There's another Georgie deep inside

I've been experiencing Jimi Hendrix issues lately with doppelgangers. I haven't seen any, but they're constantly being intimated to me. Why? Maybe I invite the strange intimacy that allows my shadowed Other to glide close to my life. To tell you the truth, I'm growing my very own doppelganger out of handy household materials. An empty can of turpentine, some rags, a pelt (important), spare bicycle parts (except for brakes, because I'm a no-brakes kind of guy). The empty can functions as my head, the rags and pelt as my torso, and various bits of bike as my lower body. Communication will be limited to whatever is printed on the can, so expect lots of talk about proper ventilation and new standards of professionalism in turpentine manufacture. Conversation available in French and English. The use of wheels instead of feet and the lack of brakes will make my doppelganger dangerously fast on downward slopes, so exercise due caution on walks. The rags and pelt will suffice. Sadly my doppelganger has no arms. When you're living under my roof you've got to earn your arms.

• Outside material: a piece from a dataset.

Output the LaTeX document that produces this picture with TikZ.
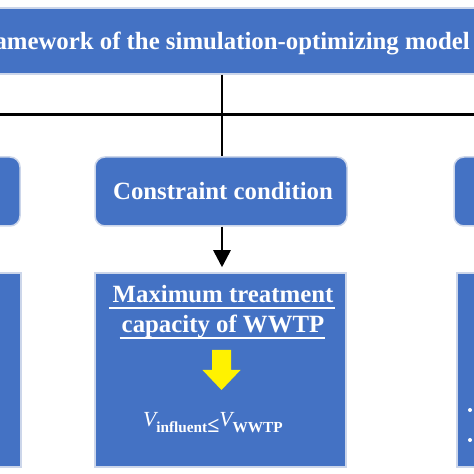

Right, that bit was a lie to entertain you for a brief moment while I puzzled out a way to talk about doppelgangers - not actual physical doubles, but the doubling of one's life that occurs with a road job. Papers report with the glee the scandal of the travelling businessman who leads two sealed-off lives, with separate families and houses and even names. People read the stories with a sense of wonder or perhaps envy; how can a man split his identity into various characters and then keep them contained? But the trick is not to create and maintain different identities when you're on the road; the trick is to keep your identity stable. As soon as the plane begins to taxi down the runway I forget the intervening weeks at home. I feel as if my home were another stop, a layover on the way to the next interview. Likewise, as soon as I walk into my apartment I forget that I've been away. My work is so strange and disjointed, so full of abrupt relationships and switches in scenery, that it resembles a powerful dream, so consuming that I forget my life and so vivid that I remember the dream in its entirety when I wake up next to The Lotus in our bed.

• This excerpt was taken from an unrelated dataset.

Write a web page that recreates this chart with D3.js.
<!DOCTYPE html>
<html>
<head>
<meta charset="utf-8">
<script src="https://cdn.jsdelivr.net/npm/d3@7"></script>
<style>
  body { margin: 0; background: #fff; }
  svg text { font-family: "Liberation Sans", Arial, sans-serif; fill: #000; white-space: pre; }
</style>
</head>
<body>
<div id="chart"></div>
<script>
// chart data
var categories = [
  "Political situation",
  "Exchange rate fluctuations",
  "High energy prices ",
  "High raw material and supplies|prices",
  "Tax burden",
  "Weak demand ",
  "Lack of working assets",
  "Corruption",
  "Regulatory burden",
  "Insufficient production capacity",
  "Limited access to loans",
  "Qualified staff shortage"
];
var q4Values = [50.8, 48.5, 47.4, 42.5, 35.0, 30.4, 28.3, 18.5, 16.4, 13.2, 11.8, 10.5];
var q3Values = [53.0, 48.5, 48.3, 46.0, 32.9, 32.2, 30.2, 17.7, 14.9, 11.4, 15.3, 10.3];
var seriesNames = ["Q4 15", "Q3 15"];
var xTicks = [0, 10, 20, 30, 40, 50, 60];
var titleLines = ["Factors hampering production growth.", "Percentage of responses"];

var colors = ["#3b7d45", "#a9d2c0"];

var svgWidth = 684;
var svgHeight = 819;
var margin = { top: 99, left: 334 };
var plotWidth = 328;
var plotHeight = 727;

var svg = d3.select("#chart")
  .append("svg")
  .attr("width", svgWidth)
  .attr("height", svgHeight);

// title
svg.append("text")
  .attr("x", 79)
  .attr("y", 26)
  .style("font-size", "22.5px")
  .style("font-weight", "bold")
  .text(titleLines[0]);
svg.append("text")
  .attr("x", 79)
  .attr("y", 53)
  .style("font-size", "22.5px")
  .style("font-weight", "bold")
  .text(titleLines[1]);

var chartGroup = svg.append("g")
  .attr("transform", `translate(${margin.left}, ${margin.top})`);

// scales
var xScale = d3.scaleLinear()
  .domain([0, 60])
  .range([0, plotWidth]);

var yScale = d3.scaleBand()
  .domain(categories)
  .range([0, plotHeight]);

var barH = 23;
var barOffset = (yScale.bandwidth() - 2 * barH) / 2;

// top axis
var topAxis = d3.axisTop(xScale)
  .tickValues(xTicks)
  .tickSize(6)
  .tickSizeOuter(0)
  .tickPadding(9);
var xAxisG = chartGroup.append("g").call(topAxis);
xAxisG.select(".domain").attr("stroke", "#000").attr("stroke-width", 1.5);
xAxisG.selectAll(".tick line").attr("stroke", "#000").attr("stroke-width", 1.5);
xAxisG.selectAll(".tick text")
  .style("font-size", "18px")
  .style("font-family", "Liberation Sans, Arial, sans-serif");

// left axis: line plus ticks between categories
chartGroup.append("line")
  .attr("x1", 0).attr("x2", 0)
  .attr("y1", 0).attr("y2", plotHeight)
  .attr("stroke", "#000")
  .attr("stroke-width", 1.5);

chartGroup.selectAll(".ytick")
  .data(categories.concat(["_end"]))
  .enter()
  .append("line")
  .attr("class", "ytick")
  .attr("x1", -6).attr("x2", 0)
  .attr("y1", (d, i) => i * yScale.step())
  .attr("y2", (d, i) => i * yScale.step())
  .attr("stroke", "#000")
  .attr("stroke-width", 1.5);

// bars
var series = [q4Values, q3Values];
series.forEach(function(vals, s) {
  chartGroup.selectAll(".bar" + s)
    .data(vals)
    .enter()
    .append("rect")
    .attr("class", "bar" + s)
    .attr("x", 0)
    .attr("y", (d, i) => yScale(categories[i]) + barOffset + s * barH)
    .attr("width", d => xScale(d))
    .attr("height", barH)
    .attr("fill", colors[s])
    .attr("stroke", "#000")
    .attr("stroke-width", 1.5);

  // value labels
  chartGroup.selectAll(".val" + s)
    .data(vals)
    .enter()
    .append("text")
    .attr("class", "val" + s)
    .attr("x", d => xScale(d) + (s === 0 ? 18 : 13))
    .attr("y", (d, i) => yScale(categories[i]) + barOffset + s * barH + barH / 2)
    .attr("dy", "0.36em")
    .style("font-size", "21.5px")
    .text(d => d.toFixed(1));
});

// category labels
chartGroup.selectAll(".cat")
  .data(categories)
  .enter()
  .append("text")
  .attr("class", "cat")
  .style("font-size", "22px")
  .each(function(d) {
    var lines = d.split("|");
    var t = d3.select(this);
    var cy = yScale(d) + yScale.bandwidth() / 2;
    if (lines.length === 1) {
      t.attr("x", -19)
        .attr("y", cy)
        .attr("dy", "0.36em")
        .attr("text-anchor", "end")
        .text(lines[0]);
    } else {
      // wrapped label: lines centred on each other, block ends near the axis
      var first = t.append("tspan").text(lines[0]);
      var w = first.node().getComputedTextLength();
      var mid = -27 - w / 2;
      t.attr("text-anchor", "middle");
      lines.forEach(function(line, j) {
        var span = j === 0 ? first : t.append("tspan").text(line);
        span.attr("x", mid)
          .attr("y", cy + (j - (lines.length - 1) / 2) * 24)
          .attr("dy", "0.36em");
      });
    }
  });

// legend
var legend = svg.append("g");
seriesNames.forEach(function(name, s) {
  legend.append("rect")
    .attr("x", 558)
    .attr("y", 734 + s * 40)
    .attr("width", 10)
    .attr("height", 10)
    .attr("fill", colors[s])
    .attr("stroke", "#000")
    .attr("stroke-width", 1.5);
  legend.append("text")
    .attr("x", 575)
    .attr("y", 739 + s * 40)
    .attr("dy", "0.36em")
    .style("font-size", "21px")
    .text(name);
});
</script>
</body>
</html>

Consequently there are two of me: one who phones from overseas, the other who sits in the living room. I can't shake the creepy feeling that I'm going to pick up the phone one day and hear myself on the other end. Or maybe I'll be scanning the heiroglyphs at an airport terminal and I'll spot myself at the Customs booth. If that ever happens, I'll go grab myself and we'll spend the day playing practical jokes on airport security. Those security people, they're all about the laughter.